- [BRIEF] Extract the whole listing as it stands. Do not include the pictures.

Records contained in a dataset
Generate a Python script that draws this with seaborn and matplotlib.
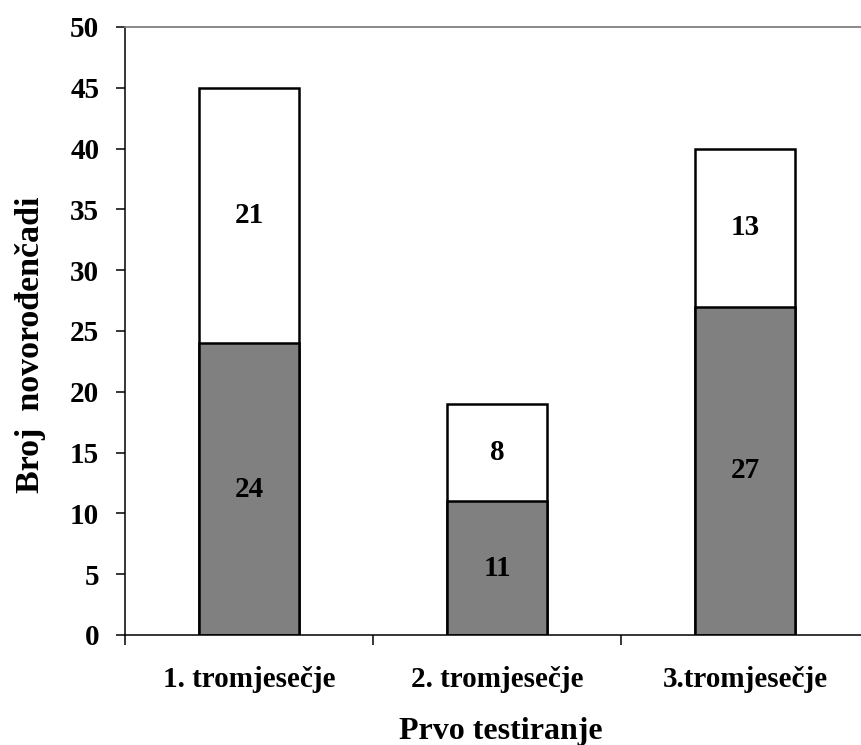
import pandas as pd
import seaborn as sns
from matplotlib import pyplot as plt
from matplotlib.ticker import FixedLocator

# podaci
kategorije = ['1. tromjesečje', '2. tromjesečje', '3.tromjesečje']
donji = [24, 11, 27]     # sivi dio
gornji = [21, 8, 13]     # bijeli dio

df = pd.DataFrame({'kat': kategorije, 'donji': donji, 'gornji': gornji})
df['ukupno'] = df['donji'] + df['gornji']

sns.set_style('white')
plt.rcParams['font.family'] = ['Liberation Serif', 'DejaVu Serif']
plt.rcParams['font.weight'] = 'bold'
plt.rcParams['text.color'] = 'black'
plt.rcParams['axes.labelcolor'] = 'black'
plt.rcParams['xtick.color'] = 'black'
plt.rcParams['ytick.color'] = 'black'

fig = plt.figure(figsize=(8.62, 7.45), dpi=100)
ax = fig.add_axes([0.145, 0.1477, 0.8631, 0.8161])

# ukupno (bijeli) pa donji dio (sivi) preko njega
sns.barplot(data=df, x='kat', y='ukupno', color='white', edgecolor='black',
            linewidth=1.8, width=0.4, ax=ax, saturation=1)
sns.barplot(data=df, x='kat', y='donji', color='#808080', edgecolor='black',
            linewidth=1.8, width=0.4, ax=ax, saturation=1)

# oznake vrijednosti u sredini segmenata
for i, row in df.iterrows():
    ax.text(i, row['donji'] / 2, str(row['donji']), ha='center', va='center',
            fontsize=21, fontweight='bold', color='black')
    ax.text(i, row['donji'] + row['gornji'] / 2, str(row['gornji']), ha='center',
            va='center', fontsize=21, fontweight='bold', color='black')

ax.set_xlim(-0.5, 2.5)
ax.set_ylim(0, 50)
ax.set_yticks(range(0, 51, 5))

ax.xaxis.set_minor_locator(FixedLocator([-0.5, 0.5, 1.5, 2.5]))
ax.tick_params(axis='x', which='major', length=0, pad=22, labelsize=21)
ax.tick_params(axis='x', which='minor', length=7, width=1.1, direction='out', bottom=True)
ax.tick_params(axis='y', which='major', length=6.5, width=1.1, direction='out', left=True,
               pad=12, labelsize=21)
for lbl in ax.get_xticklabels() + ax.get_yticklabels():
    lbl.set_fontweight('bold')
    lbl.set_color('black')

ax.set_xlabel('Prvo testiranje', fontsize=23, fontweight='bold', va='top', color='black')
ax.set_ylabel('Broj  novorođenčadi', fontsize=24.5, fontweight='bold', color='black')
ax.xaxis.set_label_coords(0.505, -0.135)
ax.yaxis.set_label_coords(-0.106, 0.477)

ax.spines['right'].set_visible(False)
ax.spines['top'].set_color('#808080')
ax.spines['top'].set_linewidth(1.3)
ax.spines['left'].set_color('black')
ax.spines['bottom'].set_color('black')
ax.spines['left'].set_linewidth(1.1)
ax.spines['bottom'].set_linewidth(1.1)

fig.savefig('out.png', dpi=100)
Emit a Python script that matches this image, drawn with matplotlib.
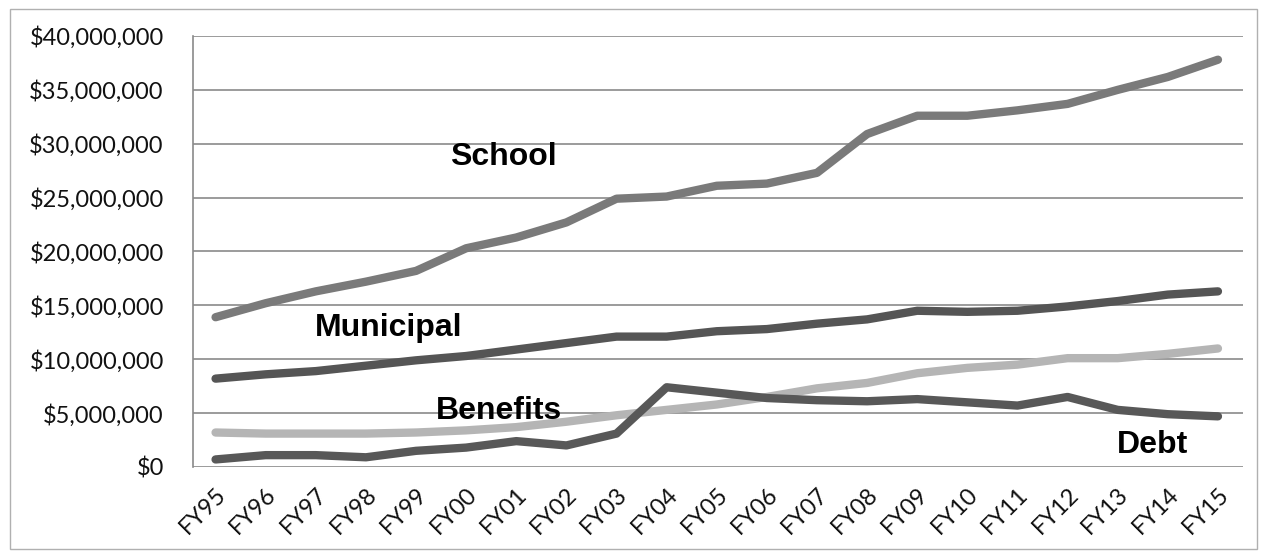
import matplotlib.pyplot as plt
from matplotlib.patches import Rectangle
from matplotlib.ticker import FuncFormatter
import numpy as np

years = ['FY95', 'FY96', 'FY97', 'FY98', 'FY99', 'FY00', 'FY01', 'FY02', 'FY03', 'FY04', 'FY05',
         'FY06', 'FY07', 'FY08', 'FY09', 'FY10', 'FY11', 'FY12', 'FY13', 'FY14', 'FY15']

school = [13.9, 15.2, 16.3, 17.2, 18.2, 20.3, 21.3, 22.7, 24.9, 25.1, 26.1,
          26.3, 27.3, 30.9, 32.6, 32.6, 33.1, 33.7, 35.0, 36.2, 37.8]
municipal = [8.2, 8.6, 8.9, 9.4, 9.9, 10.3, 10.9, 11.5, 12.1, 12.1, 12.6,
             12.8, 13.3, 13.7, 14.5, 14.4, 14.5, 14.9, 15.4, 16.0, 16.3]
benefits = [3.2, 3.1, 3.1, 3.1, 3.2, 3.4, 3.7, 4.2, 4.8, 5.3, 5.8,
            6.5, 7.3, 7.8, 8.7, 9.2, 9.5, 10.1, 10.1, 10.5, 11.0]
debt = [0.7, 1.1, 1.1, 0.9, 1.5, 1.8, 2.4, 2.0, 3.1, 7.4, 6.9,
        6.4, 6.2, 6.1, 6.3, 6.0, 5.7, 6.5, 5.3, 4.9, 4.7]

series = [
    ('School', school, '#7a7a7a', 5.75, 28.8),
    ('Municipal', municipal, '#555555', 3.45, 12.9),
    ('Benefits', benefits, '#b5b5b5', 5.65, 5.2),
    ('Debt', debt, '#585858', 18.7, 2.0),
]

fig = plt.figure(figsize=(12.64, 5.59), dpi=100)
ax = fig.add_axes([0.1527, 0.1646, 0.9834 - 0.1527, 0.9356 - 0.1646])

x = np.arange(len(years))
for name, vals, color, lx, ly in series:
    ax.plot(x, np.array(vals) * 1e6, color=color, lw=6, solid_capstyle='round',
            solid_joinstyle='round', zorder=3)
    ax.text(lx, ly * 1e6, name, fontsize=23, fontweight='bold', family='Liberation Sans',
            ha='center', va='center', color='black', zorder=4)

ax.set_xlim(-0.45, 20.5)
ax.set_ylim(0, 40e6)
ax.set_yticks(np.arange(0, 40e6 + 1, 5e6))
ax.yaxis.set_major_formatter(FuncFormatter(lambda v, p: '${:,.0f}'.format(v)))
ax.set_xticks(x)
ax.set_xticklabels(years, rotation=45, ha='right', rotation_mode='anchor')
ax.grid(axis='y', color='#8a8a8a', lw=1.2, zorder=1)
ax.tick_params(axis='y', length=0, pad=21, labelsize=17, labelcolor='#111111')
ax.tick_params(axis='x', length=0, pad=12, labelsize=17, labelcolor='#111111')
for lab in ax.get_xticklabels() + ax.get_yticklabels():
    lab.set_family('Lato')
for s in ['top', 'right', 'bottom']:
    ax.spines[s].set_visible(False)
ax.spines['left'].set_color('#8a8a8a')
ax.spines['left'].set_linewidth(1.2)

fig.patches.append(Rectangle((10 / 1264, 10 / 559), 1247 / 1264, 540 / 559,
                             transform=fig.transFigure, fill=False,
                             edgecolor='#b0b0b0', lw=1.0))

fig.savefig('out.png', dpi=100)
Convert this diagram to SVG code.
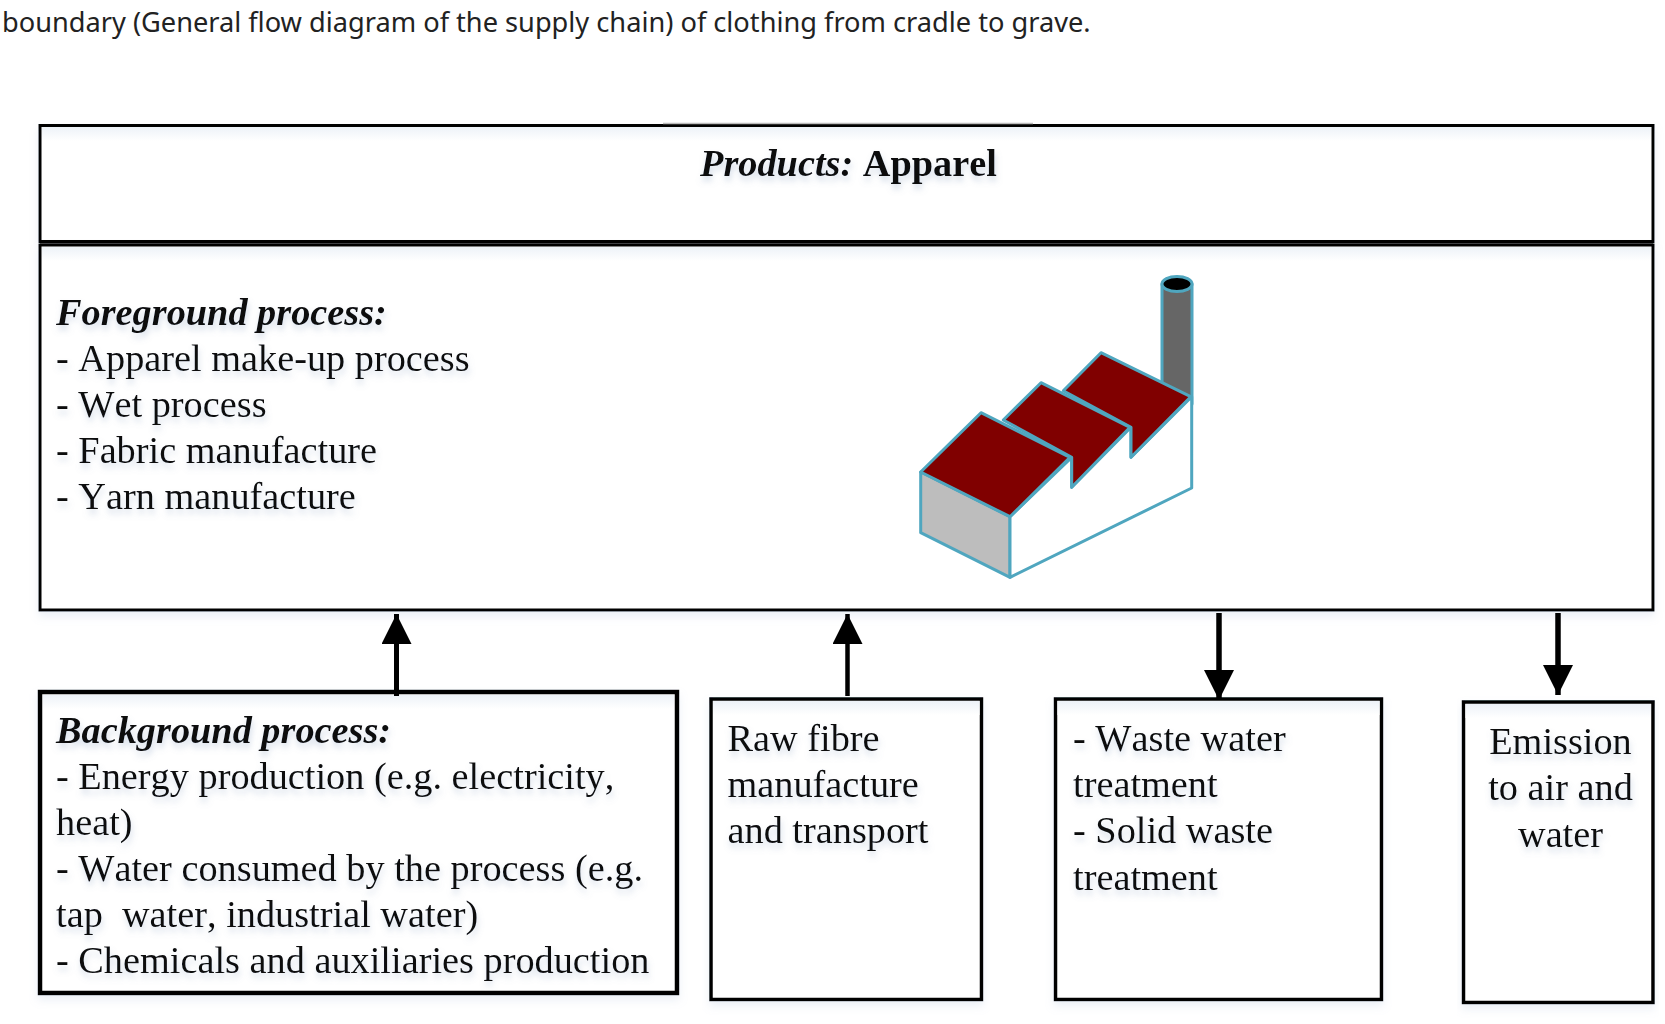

- [THE OUTPUT]
Generate a Python script that draws this with seaborn and matplotlib.
import pandas as pd
import seaborn as sns
from matplotlib import pyplot as plt
from matplotlib.ticker import FixedLocator

# podaci
kategorije = ['1. tromjesečje', '2. tromjesečje', '3.tromjesečje']
donji = [24, 11, 27]     # sivi dio
gornji = [21, 8, 13]     # bijeli dio

df = pd.DataFrame({'kat': kategorije, 'donji': donji, 'gornji': gornji})
df['ukupno'] = df['donji'] + df['gornji']

sns.set_style('white')
plt.rcParams['font.family'] = ['Liberation Serif', 'DejaVu Serif']
plt.rcParams['font.weight'] = 'bold'
plt.rcParams['text.color'] = 'black'
plt.rcParams['axes.labelcolor'] = 'black'
plt.rcParams['xtick.color'] = 'black'
plt.rcParams['ytick.color'] = 'black'

fig = plt.figure(figsize=(8.62, 7.45), dpi=100)
ax = fig.add_axes([0.145, 0.1477, 0.8631, 0.8161])

# ukupno (bijeli) pa donji dio (sivi) preko njega
sns.barplot(data=df, x='kat', y='ukupno', color='white', edgecolor='black',
            linewidth=1.8, width=0.4, ax=ax, saturation=1)
sns.barplot(data=df, x='kat', y='donji', color='#808080', edgecolor='black',
            linewidth=1.8, width=0.4, ax=ax, saturation=1)

# oznake vrijednosti u sredini segmenata
for i, row in df.iterrows():
    ax.text(i, row['donji'] / 2, str(row['donji']), ha='center', va='center',
            fontsize=21, fontweight='bold', color='black')
    ax.text(i, row['donji'] + row['gornji'] / 2, str(row['gornji']), ha='center',
            va='center', fontsize=21, fontweight='bold', color='black')

ax.set_xlim(-0.5, 2.5)
ax.set_ylim(0, 50)
ax.set_yticks(range(0, 51, 5))

ax.xaxis.set_minor_locator(FixedLocator([-0.5, 0.5, 1.5, 2.5]))
ax.tick_params(axis='x', which='major', length=0, pad=22, labelsize=21)
ax.tick_params(axis='x', which='minor', length=7, width=1.1, direction='out', bottom=True)
ax.tick_params(axis='y', which='major', length=6.5, width=1.1, direction='out', left=True,
               pad=12, labelsize=21)
for lbl in ax.get_xticklabels() + ax.get_yticklabels():
    lbl.set_fontweight('bold')
    lbl.set_color('black')

ax.set_xlabel('Prvo testiranje', fontsize=23, fontweight='bold', va='top', color='black')
ax.set_ylabel('Broj  novorođenčadi', fontsize=24.5, fontweight='bold', color='black')
ax.xaxis.set_label_coords(0.505, -0.135)
ax.yaxis.set_label_coords(-0.106, 0.477)

ax.spines['right'].set_visible(False)
ax.spines['top'].set_color('#808080')
ax.spines['top'].set_linewidth(1.3)
ax.spines['left'].set_color('black')
ax.spines['bottom'].set_color('black')
ax.spines['left'].set_linewidth(1.1)
ax.spines['bottom'].set_linewidth(1.1)

fig.savefig('out.png', dpi=100)
Emit a Python script that matches this image, drawn with matplotlib.
import matplotlib.pyplot as plt
from matplotlib.patches import Rectangle
from matplotlib.ticker import FuncFormatter
import numpy as np

years = ['FY95', 'FY96', 'FY97', 'FY98', 'FY99', 'FY00', 'FY01', 'FY02', 'FY03', 'FY04', 'FY05',
         'FY06', 'FY07', 'FY08', 'FY09', 'FY10', 'FY11', 'FY12', 'FY13', 'FY14', 'FY15']

school = [13.9, 15.2, 16.3, 17.2, 18.2, 20.3, 21.3, 22.7, 24.9, 25.1, 26.1,
          26.3, 27.3, 30.9, 32.6, 32.6, 33.1, 33.7, 35.0, 36.2, 37.8]
municipal = [8.2, 8.6, 8.9, 9.4, 9.9, 10.3, 10.9, 11.5, 12.1, 12.1, 12.6,
             12.8, 13.3, 13.7, 14.5, 14.4, 14.5, 14.9, 15.4, 16.0, 16.3]
benefits = [3.2, 3.1, 3.1, 3.1, 3.2, 3.4, 3.7, 4.2, 4.8, 5.3, 5.8,
            6.5, 7.3, 7.8, 8.7, 9.2, 9.5, 10.1, 10.1, 10.5, 11.0]
debt = [0.7, 1.1, 1.1, 0.9, 1.5, 1.8, 2.4, 2.0, 3.1, 7.4, 6.9,
        6.4, 6.2, 6.1, 6.3, 6.0, 5.7, 6.5, 5.3, 4.9, 4.7]

series = [
    ('School', school, '#7a7a7a', 5.75, 28.8),
    ('Municipal', municipal, '#555555', 3.45, 12.9),
    ('Benefits', benefits, '#b5b5b5', 5.65, 5.2),
    ('Debt', debt, '#585858', 18.7, 2.0),
]

fig = plt.figure(figsize=(12.64, 5.59), dpi=100)
ax = fig.add_axes([0.1527, 0.1646, 0.9834 - 0.1527, 0.9356 - 0.1646])

x = np.arange(len(years))
for name, vals, color, lx, ly in series:
    ax.plot(x, np.array(vals) * 1e6, color=color, lw=6, solid_capstyle='round',
            solid_joinstyle='round', zorder=3)
    ax.text(lx, ly * 1e6, name, fontsize=23, fontweight='bold', family='Liberation Sans',
            ha='center', va='center', color='black', zorder=4)

ax.set_xlim(-0.45, 20.5)
ax.set_ylim(0, 40e6)
ax.set_yticks(np.arange(0, 40e6 + 1, 5e6))
ax.yaxis.set_major_formatter(FuncFormatter(lambda v, p: '${:,.0f}'.format(v)))
ax.set_xticks(x)
ax.set_xticklabels(years, rotation=45, ha='right', rotation_mode='anchor')
ax.grid(axis='y', color='#8a8a8a', lw=1.2, zorder=1)
ax.tick_params(axis='y', length=0, pad=21, labelsize=17, labelcolor='#111111')
ax.tick_params(axis='x', length=0, pad=12, labelsize=17, labelcolor='#111111')
for lab in ax.get_xticklabels() + ax.get_yticklabels():
    lab.set_family('Lato')
for s in ['top', 'right', 'bottom']:
    ax.spines[s].set_visible(False)
ax.spines['left'].set_color('#8a8a8a')
ax.spines['left'].set_linewidth(1.2)

fig.patches.append(Rectangle((10 / 1264, 10 / 559), 1247 / 1264, 540 / 559,
                             transform=fig.transFigure, fill=False,
                             edgecolor='#b0b0b0', lw=1.0))

fig.savefig('out.png', dpi=100)
Convert this diagram to SVG code.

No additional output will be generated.